Required task >>
Quote, line for line, the entries from the first through the one containing "from matplotlib.lines import Line2D". Pictures are left out.

(Records from a data source)
↓↓↓

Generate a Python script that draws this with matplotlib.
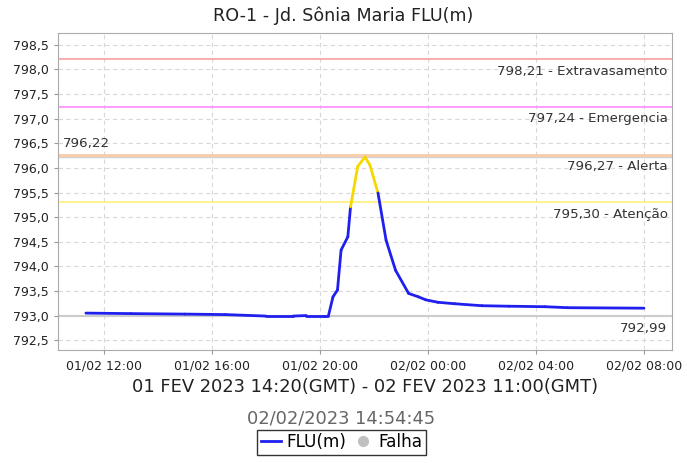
import numpy as np
import pandas as pd
import matplotlib
matplotlib.use("Agg")
import matplotlib.pyplot as plt
import matplotlib.dates as mdates
from matplotlib.collections import LineCollection
from matplotlib.lines import Line2D

# leituras (hora local)
times = ["2023-02-01 11:20", "2023-02-01 13:00", "2023-02-01 15:00", "2023-02-01 16:30",
         "2023-02-01 18:00", "2023-02-01 19:00", "2023-02-01 19:30", "2023-02-01 20:10",
         "2023-02-01 20:19", "2023-02-01 20:29", "2023-02-01 20:39", "2023-02-01 20:47",
         "2023-02-01 21:02", "2023-02-01 21:08", "2023-02-01 21:24", "2023-02-01 21:40",
         "2023-02-01 21:51", "2023-02-01 22:09", "2023-02-01 22:27", "2023-02-01 22:48",
         "2023-02-01 23:17", "2023-02-01 23:39", "2023-02-01 23:55", "2023-02-02 00:22",
         "2023-02-02 01:00", "2023-02-02 02:00", "2023-02-02 03:00", "2023-02-02 04:20",
         "2023-02-02 05:10", "2023-02-02 08:00"]
nivel = [793.05, 793.04, 793.03, 793.02,
         792.99, 792.99, 793.00, 793.00,
         793.00, 793.38, 793.52, 794.33,
         794.60, 795.21, 796.03, 796.22,
         796.06, 795.49, 794.53, 793.92,
         793.45, 793.38, 793.32, 793.27,
         793.24, 793.20, 793.19, 793.18,
         793.16, 793.15]

# cotas de referencia
cotas = [798.21, 797.24, 796.27, 795.30]
cotas_nomes = ["Extravasamento", "Emergencia", "Alerta", "Atenção"]
cotas_cores = ["#f7a0a0", "#ff8cff", "#f9cca8", "#fff07a"]
nivel_max = 796.22
nivel_min = 792.99

def fmt(v):
    return ("%.2f" % v).replace(".", ",")

t = mdates.date2num(pd.to_datetime(times))
y = np.array(nivel)

fig = plt.figure(figsize=(6.87, 4.63), dpi=100)
ax = fig.add_axes([0.0844, 0.244, 0.8936, 0.6847])

ax.grid(True, color="#d8d8d8", linestyle=(0, (4, 3)), linewidth=0.8)
ax.set_axisbelow(True)

# linhas de cota
for c, nome, cor in zip(cotas, cotas_nomes, cotas_cores):
    lw = 2.0 if nome == "Alerta" else 1.2
    ax.axhline(c, color=cor, linewidth=lw, zorder=2)
    ax.annotate(fmt(c) + " - " + nome, xy=(0.993, c), xycoords=("axes fraction", "data"),
                xytext=(0, -4), textcoords="offset points", ha="right", va="top",
                fontsize=9.6, color="#333333")

ax.axhline(nivel_max, color="#d0d0d0", linewidth=1.0, zorder=1)
ax.annotate(fmt(nivel_max), xy=(0.008, nivel_max), xycoords=("axes fraction", "data"),
            xytext=(0, 5), textcoords="offset points", ha="left", va="bottom",
            fontsize=9.6, color="#333333")
ax.axhline(nivel_min, color="#cccccc", linewidth=1.5, zorder=1)
ax.annotate(fmt(nivel_min), xy=(0.993, nivel_min), xycoords=("axes fraction", "data"),
            xytext=(0, -4), textcoords="offset points", ha="right", va="top",
            fontsize=9.6, color="#333333")

# serie, amarela acima da cota de atencao
pts = np.column_stack([t, y])
segs = np.stack([pts[:-1], pts[1:]], axis=1)
cores = ["#f5d800" if v > cotas[3] else "#1f1fee" for v in y[1:]]
lc = LineCollection(segs, colors=cores, linewidths=2.0, zorder=3, capstyle="round")
ax.add_collection(lc)

pad = 0.05 * (t[-1] - t[0])
ax.set_xlim(t[0] - pad, t[-1] + pad)
ax.set_ylim(792.30, 798.74)

ax.set_yticks(np.arange(792.5, 798.6, 0.5))
ax.yaxis.set_major_formatter(matplotlib.ticker.FuncFormatter(lambda v, p: ("%.1f" % v).replace(".", ",")))
ax.xaxis.set_major_locator(mdates.HourLocator(byhour=[0, 4, 8, 12, 16, 20]))
ax.xaxis.set_major_formatter(mdates.DateFormatter("%d/%m %H:%M"))
ax.tick_params(labelsize=9, colors="#999999", labelcolor="#222222", length=3, width=0.8)

for s in ax.spines.values():
    s.set_color("#aaaaaa")

fig.text(0.5, 0.967, "RO-1 - Jd. Sônia Maria FLU(m)", ha="center", va="center",
         fontsize=12.6, color="#222222")
# rotulo do eixo x centrado no eixo
ax.text(0.5, -0.118, "01 FEV 2023 14:20(GMT) - 02 FEV 2023 11:00(GMT)", transform=ax.transAxes,
        ha="center", va="center", fontsize=12.9, color="#222222")
fig.text(0.497, 0.097, "02/02/2023 14:54:45", ha="center", va="center",
         fontsize=12.9, color="#666666")

handles = [Line2D([], [], color="#1f1fee", linewidth=2),
           Line2D([], [], color="#c0c0c0", marker="o", linestyle="none", markersize=7)]
leg = fig.legend(handles, ["FLU(m)", "Falha"], loc="center", bbox_to_anchor=(0.497, 0.045),
                 ncol=2, frameon=True, fancybox=False, fontsize=12.2, handlelength=1.2,
                 handletextpad=0.3, columnspacing=0.4, borderpad=0.2, borderaxespad=0)
leg.get_frame().set_edgecolor("#000000")
leg.get_frame().set_linewidth(1.0)

fig.savefig("out.png", dpi=100)
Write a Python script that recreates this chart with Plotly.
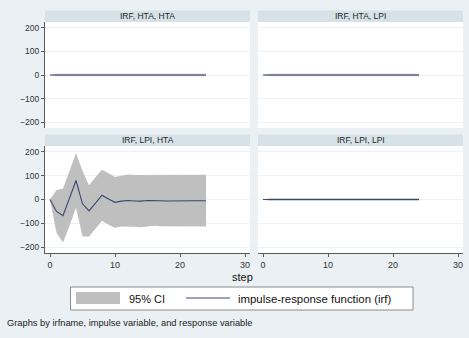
import plotly.graph_objects as go

# ---- data ----
steps = [0, 1, 2, 3, 4, 5, 6, 7, 8, 9, 10, 11, 12, 13, 14, 15, 16, 17, 18, 19, 20, 21, 22, 23, 24]

irf_hta_hta = [0, 0, 0, 0, 0, 0, 0, 0, 0, 0, 0, 0, 0, 0, 0, 0, 0, 0, 0, 0, 0, 0, 0, 0, 0]
hi_hta_hta = [0, 5, 5, 5, 5, 5, 5, 5, 5, 5, 5, 5, 5, 5, 5, 5, 5, 5, 5, 5, 5, 5, 5, 5, 5]
lo_hta_hta = [0, -5, -5, -5, -5, -5, -5, -5, -5, -5, -5, -5, -5, -5, -5, -5, -5, -5, -5, -5, -5, -5, -5, -5, -5]

irf_hta_lpi = [0, 0, 0, 0, 0, 0, 0, 0, 0, 0, 0, 0, 0, 0, 0, 0, 0, 0, 0, 0, 0, 0, 0, 0, 0]
hi_hta_lpi = [0, 5, 5, 5, 5, 5, 5, 5, 5, 5, 5, 5, 5, 5, 5, 5, 5, 5, 5, 5, 5, 5, 5, 5, 5]
lo_hta_lpi = [0, -5, -5, -5, -5, -5, -5, -5, -5, -5, -5, -5, -5, -5, -5, -5, -5, -5, -5, -5, -5, -5, -5, -5, -5]

irf_lpi_hta = [0, -50, -68, 5, 80, -18, -48, -15, 18, 2, -12, -7, -4, -6, -7, -4, -3, -5, -6, -5, -4, -5, -5, -5, -5]
hi_lpi_hta = [0, 40, 45, 120, 195, 120, 60, 94, 125, 110, 95, 100, 105, 103, 103, 104, 104, 103, 103, 103, 103, 104, 104, 104, 104]
lo_lpi_hta = [0, -140, -181, -110, -35, -156, -156, -124, -89, -106, -119, -114, -113, -115, -117, -112, -110, -113, -115, -113, -112, -114, -114, -114, -114]

irf_lpi_lpi = [0, 0, 0, 0, 0, 0, 0, 0, 0, 0, 0, 0, 0, 0, 0, 0, 0, 0, 0, 0, 0, 0, 0, 0, 0]
hi_lpi_lpi = [0, 5, 5, 5, 5, 5, 5, 5, 5, 5, 5, 5, 5, 5, 5, 5, 5, 5, 5, 5, 5, 5, 5, 5, 5]
lo_lpi_lpi = [0, -5, -5, -5, -5, -5, -5, -5, -5, -5, -5, -5, -5, -5, -5, -5, -5, -5, -5, -5, -5, -5, -5, -5, -5]

panel_titles = ["IRF, HTA, HTA", "IRF, HTA, LPI", "IRF, LPI, HTA", "IRF, LPI, LPI"]
y_ticks = [-200, -100, 0, 100, 200]
x_ticks = [0, 10, 20, 30]
x_title = "step"
legend_ci = "95% CI"
legend_irf = "impulse-response function (irf)"
note = "Graphs by irfname, impulse variable, and response variable"

# ---- style ----
W, H = 469, 338
BG = "#eaf0f3"
STRIP = "#d6e2e8"
CI_COL = "#bfbfbf"
LINE_COL = "#3a4670"
AXIS_COL = "#5a5a5a"
GRID_COL = "#edf2f5"
FONT = "Liberation Sans, Arial, sans-serif"

def px_x(v):
    return v / W

def px_y(v):
    return 1 - v / H

# panel boxes in pixels: (x0, x1, y0, y1)
panels = [
    (45, 250, 22, 128),
    (258, 463, 22, 128),
    (45, 250, 146, 253),
    (258, 463, 146, 253),
]
strip_h = 11.5

series = [
    (irf_hta_hta, hi_hta_hta, lo_hta_hta),
    (irf_hta_lpi, hi_hta_lpi, lo_hta_lpi),
    (irf_lpi_hta, hi_lpi_hta, lo_lpi_hta),
    (irf_lpi_lpi, hi_lpi_lpi, lo_lpi_lpi),
]

fig = go.Figure()
shapes = []
annotations = []
layout_axes = {}

for i, ((x0, x1, y0, y1), (irf, hi, lo), title) in enumerate(zip(panels, series, panel_titles)):
    n = i + 1
    xa = "x" if n == 1 else f"x{n}"
    ya = "y" if n == 1 else f"y{n}"
    xkey = "xaxis" if n == 1 else f"xaxis{n}"
    ykey = "yaxis" if n == 1 else f"yaxis{n}"

    fig.add_trace(go.Scatter(
        x=steps + steps[::-1], y=hi + lo[::-1],
        fill="toself", fillcolor=CI_COL, line=dict(width=0, color=CI_COL),
        mode="lines", showlegend=False, hoverinfo="skip",
        xaxis=xa, yaxis=ya,
    ))
    fig.add_trace(go.Scatter(
        x=steps, y=irf, mode="lines",
        line=dict(color=LINE_COL, width=1.1),
        showlegend=False, xaxis=xa, yaxis=ya,
    ))

    left = x0 == 45
    bottom = y0 == 146
    layout_axes[xkey] = dict(
        domain=[px_x(x0), px_x(x1)], anchor=ya, range=[-0.77, 30.77],
        showgrid=False, zeroline=False,
        showline=bottom, linecolor=AXIS_COL, linewidth=1,
        ticks="outside" if bottom else "", ticklen=3, tickcolor=AXIS_COL,
        tickvals=x_ticks, showticklabels=bottom, ticklabeloverflow="allow",
        tickfont=dict(size=9, color="#333333", family=FONT),
    )
    layout_axes[ykey] = dict(
        domain=[px_y(y1), px_y(y0)], anchor=xa, range=[-225, 225],
        showgrid=True, gridcolor=GRID_COL, gridwidth=1, zeroline=False,
        showline=left, linecolor=AXIS_COL, linewidth=1,
        ticks="outside" if left else "", ticklen=3, tickcolor=AXIS_COL,
        tickvals=y_ticks, showticklabels=left, ticklabeloverflow="allow",
        tickfont=dict(size=8.5, color="#333333", family=FONT),
    )

    # strip
    shapes.append(dict(type="rect", xref="paper", yref="paper",
                       x0=px_x(x0), x1=px_x(x1), y0=px_y(y0), y1=px_y(y0 - strip_h),
                       fillcolor=STRIP, line=dict(width=0), layer="below"))
    annotations.append(dict(text=title, xref="paper", yref="paper",
                            x=px_x((x0 + x1) / 2), y=px_y(y0 - strip_h / 2),
                            showarrow=False, xanchor="center", yanchor="middle",
                            font=dict(size=8.5, color="#222222", family=FONT)))

# x-axis title
annotations.append(dict(text=x_title, xref="paper", yref="paper",
                        x=px_x(243), y=px_y(277), showarrow=False,
                        xanchor="center", yanchor="middle",
                        font=dict(size=11, color="#111111", family=FONT)))

# legend box (drawn by hand to match layout)
shapes.append(dict(type="rect", xref="paper", yref="paper",
                   x0=px_x(70.5), x1=px_x(413), y0=px_y(310), y1=px_y(287),
                   fillcolor="white", line=dict(color="#8c8c8c", width=1)))
shapes.append(dict(type="rect", xref="paper", yref="paper",
                   x0=px_x(76), x1=px_x(120), y0=px_y(304), y1=px_y(292),
                   fillcolor=CI_COL, line=dict(width=0)))
annotations.append(dict(text=legend_ci, xref="paper", yref="paper",
                        x=px_x(127), y=px_y(298.5), showarrow=False,
                        xanchor="left", yanchor="middle",
                        font=dict(size=11, color="#111111", family=FONT)))
shapes.append(dict(type="line", xref="paper", yref="paper",
                   x0=px_x(186), x1=px_x(230), y0=px_y(298), y1=px_y(298),
                   line=dict(color=LINE_COL, width=1.1)))
annotations.append(dict(text=legend_irf, xref="paper", yref="paper",
                        x=px_x(236), y=px_y(298.5), showarrow=False,
                        xanchor="left", yanchor="middle",
                        font=dict(size=11.4, color="#111111", family=FONT)))

# note
annotations.append(dict(text=note, xref="paper", yref="paper",
                        x=px_x(5), y=px_y(323), showarrow=False,
                        xanchor="left", yanchor="middle",
                        font=dict(size=9.3, color="#222222", family=FONT)))

fig.update_layout(
    width=W, height=H, margin=dict(l=0, r=0, t=0, b=0),
    paper_bgcolor=BG, plot_bgcolor="white",
    shapes=shapes, annotations=annotations, showlegend=False,
    font=dict(family=FONT),
    **layout_axes,
)

fig.write_html(
    "out.html",
    config={"displayModeBar": False},
    post_script="document.body.style.margin='0';document.body.style.overflow='hidden';",
)
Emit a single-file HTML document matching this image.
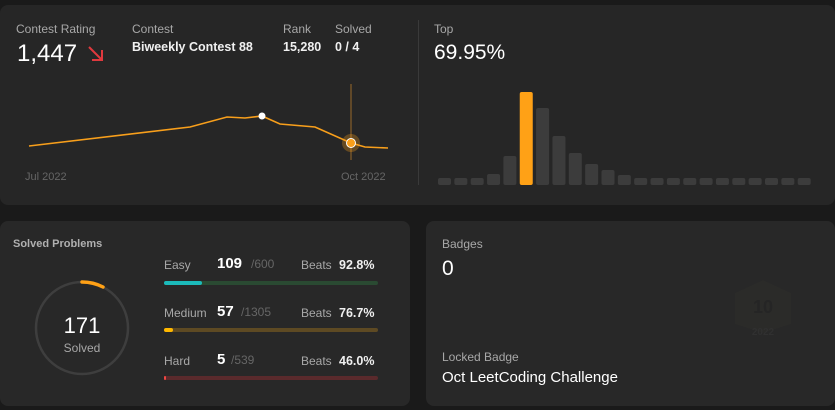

↑↑↑

Task output >>
Generate a Python script that draws this with matplotlib.
import numpy as np
import pandas as pd
import matplotlib
matplotlib.use("Agg")
import matplotlib.pyplot as plt
import matplotlib.dates as mdates
from matplotlib.collections import LineCollection
from matplotlib.lines import Line2D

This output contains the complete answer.